Implications of Misrepresentation
The court's analysis underscored the serious implications of misrepresentation in contractual agreements. The Nadels' assurances that the garage was free from debts were found to be false and had a direct impact on the Bennetts' financial obligations. The court established that such misrepresentations could not only void the claims of the original sellers but also affect any subsequent purchasers, like Haines. By allowing the Bennetts to raise these defenses against Haines, the court emphasized the principle that parties should not benefit from their deceitful conduct. The ruling reinforced the idea that equitable relief could be granted to parties misled by false statements, thereby allowing them to seek redress without being unfairly penalized for relying on those statements. The court recognized that the Bennetts' position was not merely one of contractual default; rather, it was a situation compounded by fraudulent representations that warranted a remedy. This aspect of the decision highlighted the judiciary's role in upholding integrity in contractual dealings and protecting parties from the consequences of deceit. Ultimately, the court's findings illustrated how misrepresentations could lead to significant legal consequences and the importance of transparency in business transactions.
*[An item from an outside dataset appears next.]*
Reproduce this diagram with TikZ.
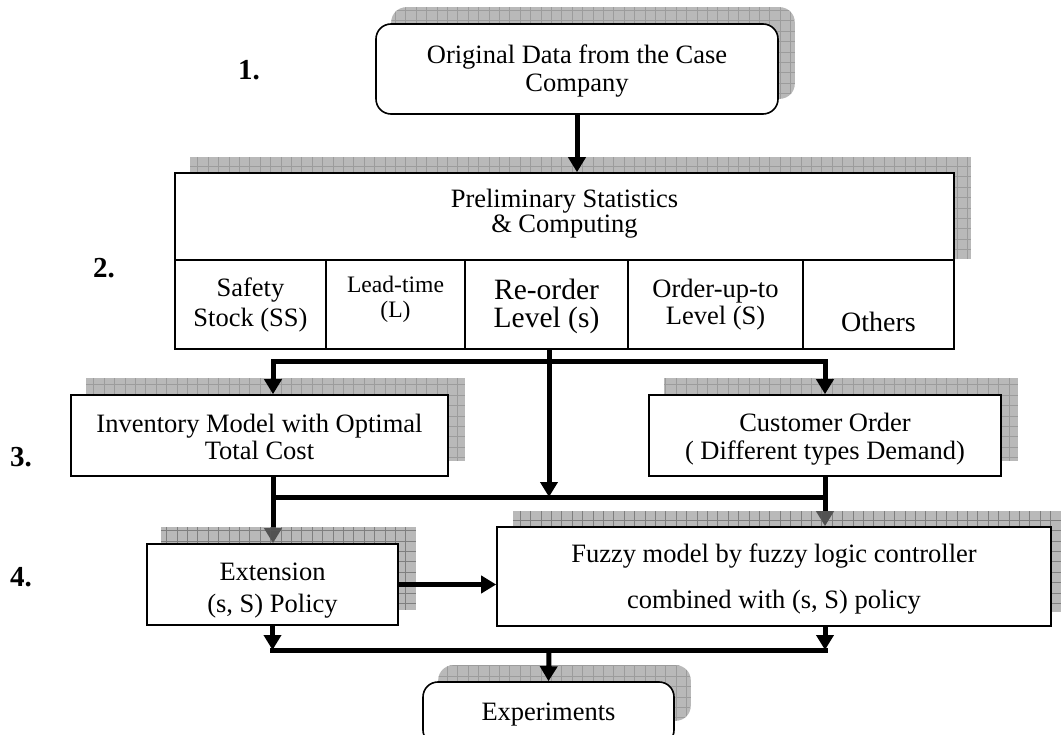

Judgment and Directions for Further Proceedings
In its conclusion, the court reversed the lower court's judgment and outlined specific directions for further proceedings. The court ordered an accounting of the debts incurred by the Trio Garage, Inc. prior to the Bennetts' purchase, emphasizing the need for a clear assessment of the financial obligations that had not been disclosed. The court instructed that the accounting should determine the validity of the claims against the garage and whether they had been settled. This determination was crucial for establishing the balance between the outstanding debts and the payments made by the Bennetts. The court also stated that the injunction against forfeiture would remain in place until the accounting was completed. Such a measure aimed to protect the Bennetts from being unfairly penalized while the extent of the garage's debts was clarified. The court asserted that if the defendants could prove that all valid debts had been settled, the injunction could be lifted. Conversely, if the Bennetts could demonstrate they had paid claims equating to the unpaid balance of the purchase price, they could seek to have the stock transferred to them. This structured approach reflected the court's commitment to ensuring fairness in the resolution of the dispute and the proper adjudication of the parties' rights.